PROBLEM TO WORK ON: Identify the lines that contain the string "this", then copy each of them.

THE DATA:
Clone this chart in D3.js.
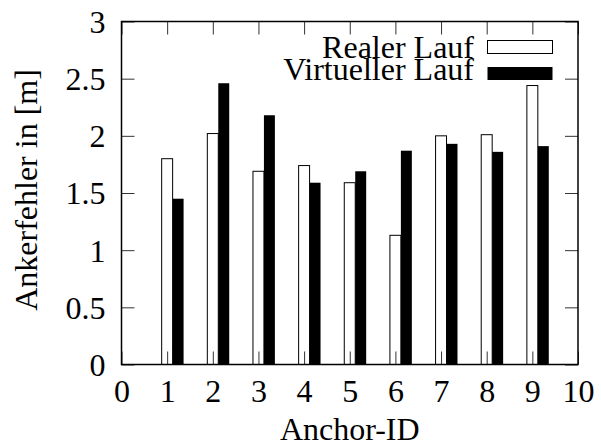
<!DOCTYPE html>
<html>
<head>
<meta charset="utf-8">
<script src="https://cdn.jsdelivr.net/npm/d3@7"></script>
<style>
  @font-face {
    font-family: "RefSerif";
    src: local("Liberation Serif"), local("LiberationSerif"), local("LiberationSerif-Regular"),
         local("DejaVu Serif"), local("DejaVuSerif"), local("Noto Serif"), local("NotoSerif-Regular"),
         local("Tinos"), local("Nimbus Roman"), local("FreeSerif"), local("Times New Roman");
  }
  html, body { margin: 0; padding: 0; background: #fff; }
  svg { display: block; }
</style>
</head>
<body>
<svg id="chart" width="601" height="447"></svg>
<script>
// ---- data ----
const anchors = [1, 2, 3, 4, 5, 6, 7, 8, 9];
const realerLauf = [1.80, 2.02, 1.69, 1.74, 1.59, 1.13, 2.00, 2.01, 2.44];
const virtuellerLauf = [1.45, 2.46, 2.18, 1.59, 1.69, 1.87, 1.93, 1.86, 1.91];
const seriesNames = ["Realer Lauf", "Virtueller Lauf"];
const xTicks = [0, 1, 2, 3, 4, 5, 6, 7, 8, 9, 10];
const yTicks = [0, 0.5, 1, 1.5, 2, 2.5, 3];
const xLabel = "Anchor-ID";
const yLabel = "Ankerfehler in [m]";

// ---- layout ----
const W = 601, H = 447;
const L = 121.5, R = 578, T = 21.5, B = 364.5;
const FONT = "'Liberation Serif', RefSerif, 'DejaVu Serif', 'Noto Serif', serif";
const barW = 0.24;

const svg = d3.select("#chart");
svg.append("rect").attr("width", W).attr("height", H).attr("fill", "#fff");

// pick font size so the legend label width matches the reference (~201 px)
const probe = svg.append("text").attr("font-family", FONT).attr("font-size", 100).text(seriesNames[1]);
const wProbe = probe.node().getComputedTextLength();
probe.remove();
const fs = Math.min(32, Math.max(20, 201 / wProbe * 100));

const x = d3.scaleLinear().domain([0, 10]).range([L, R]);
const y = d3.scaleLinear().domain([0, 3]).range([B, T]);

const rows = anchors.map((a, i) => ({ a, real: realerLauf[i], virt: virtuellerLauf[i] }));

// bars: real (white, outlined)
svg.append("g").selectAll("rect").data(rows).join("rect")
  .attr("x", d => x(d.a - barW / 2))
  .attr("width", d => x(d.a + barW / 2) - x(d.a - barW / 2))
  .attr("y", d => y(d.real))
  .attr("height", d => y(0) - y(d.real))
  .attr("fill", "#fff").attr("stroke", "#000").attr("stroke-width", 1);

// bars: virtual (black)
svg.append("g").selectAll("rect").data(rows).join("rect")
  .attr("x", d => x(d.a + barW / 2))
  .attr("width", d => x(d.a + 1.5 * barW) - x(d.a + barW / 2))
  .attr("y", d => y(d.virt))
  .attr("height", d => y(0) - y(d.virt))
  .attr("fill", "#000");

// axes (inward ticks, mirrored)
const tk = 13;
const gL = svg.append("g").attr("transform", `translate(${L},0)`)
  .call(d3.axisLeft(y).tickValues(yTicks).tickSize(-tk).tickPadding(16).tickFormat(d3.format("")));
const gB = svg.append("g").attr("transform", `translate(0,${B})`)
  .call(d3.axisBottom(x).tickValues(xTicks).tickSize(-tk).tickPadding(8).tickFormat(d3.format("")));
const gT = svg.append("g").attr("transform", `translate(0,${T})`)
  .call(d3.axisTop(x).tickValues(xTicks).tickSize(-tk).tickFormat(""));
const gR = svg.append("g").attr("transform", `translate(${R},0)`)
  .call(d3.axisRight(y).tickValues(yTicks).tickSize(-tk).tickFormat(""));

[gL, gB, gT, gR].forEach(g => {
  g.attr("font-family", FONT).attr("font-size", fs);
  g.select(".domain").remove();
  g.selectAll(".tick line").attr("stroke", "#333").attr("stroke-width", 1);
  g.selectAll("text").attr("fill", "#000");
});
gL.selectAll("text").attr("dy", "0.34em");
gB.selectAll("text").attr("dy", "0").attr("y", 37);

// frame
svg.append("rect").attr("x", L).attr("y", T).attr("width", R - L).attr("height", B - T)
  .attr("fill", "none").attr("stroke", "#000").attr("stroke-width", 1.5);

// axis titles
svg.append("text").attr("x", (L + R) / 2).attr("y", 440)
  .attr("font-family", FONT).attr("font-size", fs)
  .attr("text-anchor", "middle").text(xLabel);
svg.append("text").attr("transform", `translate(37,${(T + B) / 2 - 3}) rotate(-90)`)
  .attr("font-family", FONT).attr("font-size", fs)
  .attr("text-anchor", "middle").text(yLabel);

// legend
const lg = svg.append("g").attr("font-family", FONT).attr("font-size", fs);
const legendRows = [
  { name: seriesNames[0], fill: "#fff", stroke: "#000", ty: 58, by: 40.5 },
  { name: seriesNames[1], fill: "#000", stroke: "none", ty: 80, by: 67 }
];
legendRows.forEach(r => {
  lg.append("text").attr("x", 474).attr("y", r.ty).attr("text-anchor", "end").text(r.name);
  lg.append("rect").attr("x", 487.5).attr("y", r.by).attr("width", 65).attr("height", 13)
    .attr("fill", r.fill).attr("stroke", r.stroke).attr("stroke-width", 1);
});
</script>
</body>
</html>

==

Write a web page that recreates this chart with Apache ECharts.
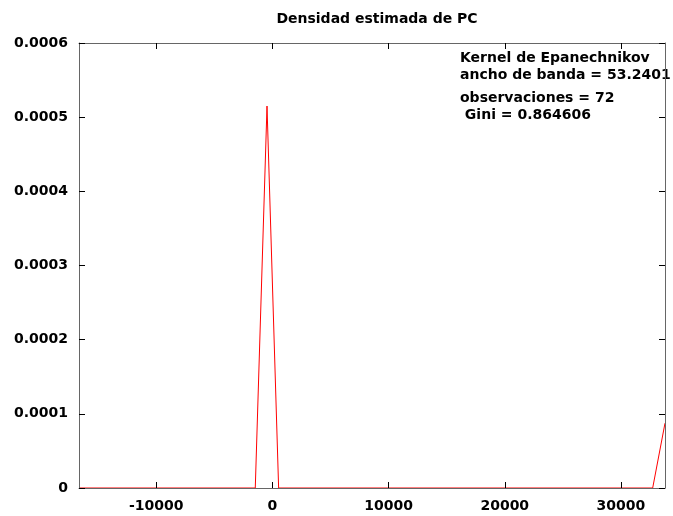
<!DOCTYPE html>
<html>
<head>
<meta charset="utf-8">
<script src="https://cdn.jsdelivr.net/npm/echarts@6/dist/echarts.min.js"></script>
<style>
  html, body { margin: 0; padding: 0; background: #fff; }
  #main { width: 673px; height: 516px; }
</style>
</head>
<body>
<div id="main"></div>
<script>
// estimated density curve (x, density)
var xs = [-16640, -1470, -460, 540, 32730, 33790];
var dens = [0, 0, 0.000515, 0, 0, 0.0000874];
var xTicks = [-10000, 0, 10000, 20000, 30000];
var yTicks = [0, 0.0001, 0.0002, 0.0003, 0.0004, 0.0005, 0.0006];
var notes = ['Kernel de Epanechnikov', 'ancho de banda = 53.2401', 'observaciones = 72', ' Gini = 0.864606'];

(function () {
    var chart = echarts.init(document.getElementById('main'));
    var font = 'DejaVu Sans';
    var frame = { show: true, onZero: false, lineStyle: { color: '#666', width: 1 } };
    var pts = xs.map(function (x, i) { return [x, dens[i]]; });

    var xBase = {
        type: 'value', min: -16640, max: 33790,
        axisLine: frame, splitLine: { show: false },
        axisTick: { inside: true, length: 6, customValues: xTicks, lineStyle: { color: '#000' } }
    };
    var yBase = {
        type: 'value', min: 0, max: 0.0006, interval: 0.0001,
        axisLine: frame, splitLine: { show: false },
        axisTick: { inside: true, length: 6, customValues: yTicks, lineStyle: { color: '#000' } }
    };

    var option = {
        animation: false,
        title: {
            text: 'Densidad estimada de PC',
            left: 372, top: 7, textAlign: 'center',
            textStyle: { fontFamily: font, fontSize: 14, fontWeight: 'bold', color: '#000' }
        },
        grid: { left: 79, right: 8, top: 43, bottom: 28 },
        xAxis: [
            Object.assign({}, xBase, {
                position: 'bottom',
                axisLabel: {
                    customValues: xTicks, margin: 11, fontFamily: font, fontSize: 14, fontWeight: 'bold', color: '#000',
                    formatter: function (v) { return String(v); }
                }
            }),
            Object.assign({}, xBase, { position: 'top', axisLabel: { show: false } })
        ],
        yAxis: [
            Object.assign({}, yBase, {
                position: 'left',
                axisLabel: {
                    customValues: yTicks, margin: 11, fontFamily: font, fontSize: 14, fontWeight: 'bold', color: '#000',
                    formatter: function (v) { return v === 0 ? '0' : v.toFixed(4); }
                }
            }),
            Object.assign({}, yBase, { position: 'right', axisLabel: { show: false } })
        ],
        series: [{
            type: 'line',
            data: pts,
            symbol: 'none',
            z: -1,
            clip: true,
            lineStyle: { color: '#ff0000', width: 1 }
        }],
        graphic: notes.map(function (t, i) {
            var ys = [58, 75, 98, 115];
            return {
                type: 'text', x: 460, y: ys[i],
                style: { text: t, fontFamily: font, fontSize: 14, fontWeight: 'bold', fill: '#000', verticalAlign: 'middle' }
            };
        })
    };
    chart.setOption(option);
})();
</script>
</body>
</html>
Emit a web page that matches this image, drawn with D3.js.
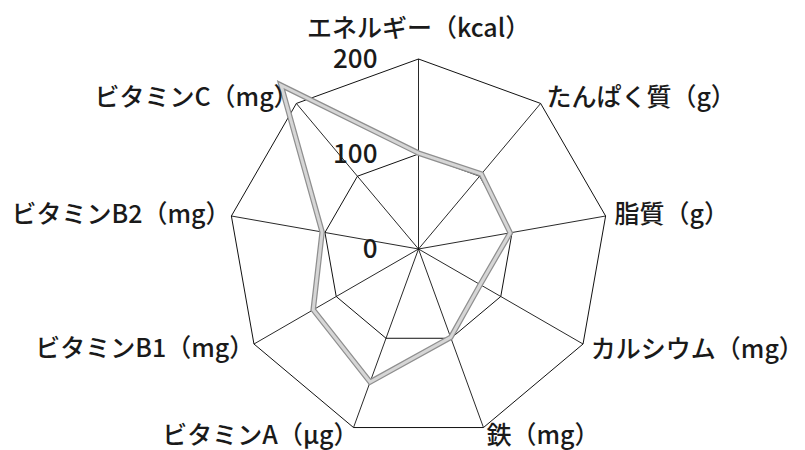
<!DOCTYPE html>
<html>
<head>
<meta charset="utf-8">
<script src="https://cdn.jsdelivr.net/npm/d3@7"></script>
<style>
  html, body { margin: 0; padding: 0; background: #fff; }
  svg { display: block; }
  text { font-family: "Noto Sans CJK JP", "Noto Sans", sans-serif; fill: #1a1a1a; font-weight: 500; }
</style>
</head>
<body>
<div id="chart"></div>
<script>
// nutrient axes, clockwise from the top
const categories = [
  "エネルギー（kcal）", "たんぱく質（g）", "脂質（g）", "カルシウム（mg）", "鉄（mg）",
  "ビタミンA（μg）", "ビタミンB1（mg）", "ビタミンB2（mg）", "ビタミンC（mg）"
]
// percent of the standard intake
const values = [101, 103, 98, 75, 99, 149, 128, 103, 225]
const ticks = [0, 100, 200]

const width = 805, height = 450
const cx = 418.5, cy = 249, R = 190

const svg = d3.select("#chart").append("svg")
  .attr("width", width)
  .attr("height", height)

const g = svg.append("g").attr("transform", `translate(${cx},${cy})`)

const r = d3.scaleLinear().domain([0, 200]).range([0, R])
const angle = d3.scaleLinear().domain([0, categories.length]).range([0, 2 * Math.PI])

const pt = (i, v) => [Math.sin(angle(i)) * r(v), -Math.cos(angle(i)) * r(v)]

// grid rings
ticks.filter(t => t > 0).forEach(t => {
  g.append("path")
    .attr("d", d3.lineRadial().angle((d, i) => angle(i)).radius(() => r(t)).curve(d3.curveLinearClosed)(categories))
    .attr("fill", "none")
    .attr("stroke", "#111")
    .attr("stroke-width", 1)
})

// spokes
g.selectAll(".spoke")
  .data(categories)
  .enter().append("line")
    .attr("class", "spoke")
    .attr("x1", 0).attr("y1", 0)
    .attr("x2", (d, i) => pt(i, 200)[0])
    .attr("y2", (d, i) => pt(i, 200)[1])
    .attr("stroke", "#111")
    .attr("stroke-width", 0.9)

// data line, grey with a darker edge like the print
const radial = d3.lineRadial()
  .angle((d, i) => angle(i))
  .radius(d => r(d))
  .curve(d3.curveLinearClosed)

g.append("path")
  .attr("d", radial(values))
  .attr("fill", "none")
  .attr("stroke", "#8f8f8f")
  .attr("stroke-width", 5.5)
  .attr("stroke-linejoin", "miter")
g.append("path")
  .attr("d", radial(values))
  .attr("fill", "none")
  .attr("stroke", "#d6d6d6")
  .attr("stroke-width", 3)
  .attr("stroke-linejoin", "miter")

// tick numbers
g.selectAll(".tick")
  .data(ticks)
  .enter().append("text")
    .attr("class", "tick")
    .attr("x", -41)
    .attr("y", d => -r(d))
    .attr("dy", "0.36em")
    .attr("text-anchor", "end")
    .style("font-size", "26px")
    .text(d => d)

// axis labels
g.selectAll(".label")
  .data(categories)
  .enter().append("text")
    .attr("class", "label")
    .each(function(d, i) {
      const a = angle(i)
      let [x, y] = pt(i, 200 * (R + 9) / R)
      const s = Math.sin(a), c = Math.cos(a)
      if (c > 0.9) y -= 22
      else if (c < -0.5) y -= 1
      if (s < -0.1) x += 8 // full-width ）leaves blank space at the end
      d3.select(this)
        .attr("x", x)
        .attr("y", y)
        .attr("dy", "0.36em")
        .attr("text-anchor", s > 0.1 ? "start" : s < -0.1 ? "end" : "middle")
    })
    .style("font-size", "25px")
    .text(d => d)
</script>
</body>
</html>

* * *

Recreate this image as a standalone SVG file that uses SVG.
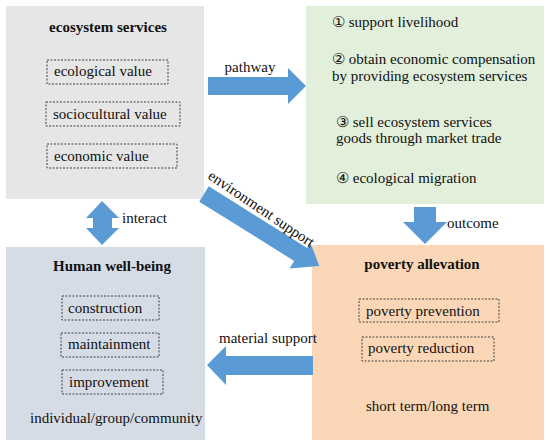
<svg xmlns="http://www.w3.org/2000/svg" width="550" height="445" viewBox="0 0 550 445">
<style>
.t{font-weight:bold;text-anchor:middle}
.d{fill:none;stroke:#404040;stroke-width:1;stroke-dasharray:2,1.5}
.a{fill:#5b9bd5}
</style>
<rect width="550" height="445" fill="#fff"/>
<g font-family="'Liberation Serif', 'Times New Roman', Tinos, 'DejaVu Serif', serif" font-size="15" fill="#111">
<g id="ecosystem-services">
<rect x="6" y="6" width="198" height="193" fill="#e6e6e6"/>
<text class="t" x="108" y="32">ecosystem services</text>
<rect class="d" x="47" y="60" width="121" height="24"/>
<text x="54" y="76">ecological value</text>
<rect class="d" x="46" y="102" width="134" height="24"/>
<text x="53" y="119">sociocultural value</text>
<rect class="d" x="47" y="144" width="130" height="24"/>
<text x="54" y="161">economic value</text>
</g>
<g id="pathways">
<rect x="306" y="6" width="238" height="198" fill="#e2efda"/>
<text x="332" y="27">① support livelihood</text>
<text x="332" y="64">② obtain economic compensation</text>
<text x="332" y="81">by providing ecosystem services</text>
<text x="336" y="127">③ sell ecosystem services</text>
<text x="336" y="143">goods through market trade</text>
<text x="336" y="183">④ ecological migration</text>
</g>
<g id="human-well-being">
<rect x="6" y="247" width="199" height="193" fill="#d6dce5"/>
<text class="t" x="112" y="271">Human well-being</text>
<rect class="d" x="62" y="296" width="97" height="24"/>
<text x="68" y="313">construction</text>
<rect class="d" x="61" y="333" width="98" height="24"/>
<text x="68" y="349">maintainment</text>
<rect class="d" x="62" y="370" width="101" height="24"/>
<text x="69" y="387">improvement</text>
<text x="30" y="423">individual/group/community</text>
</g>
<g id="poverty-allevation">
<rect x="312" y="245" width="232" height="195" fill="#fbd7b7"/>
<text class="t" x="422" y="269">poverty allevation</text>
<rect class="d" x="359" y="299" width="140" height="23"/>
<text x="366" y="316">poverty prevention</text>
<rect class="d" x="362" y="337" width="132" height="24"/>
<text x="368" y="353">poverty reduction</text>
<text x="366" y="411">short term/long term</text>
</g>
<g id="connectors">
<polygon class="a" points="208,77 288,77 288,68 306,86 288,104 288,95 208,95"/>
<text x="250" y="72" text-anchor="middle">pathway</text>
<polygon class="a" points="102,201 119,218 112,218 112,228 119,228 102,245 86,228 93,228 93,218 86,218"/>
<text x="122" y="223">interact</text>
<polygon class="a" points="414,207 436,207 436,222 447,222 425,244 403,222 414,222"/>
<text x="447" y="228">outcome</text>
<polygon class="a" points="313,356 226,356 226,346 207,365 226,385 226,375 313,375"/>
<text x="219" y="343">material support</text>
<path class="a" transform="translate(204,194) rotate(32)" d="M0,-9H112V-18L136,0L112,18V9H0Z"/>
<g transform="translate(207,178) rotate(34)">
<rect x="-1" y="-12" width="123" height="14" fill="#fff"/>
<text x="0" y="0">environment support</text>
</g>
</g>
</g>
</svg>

TASK RESULT:
Clone this chart in D3.js.
Write a web page that recreates this chart with Apache ECharts.
Emit a web page that matches this image, drawn with D3.js.
      d3.select(this)
Recreate this image as a standalone SVG file that uses SVG.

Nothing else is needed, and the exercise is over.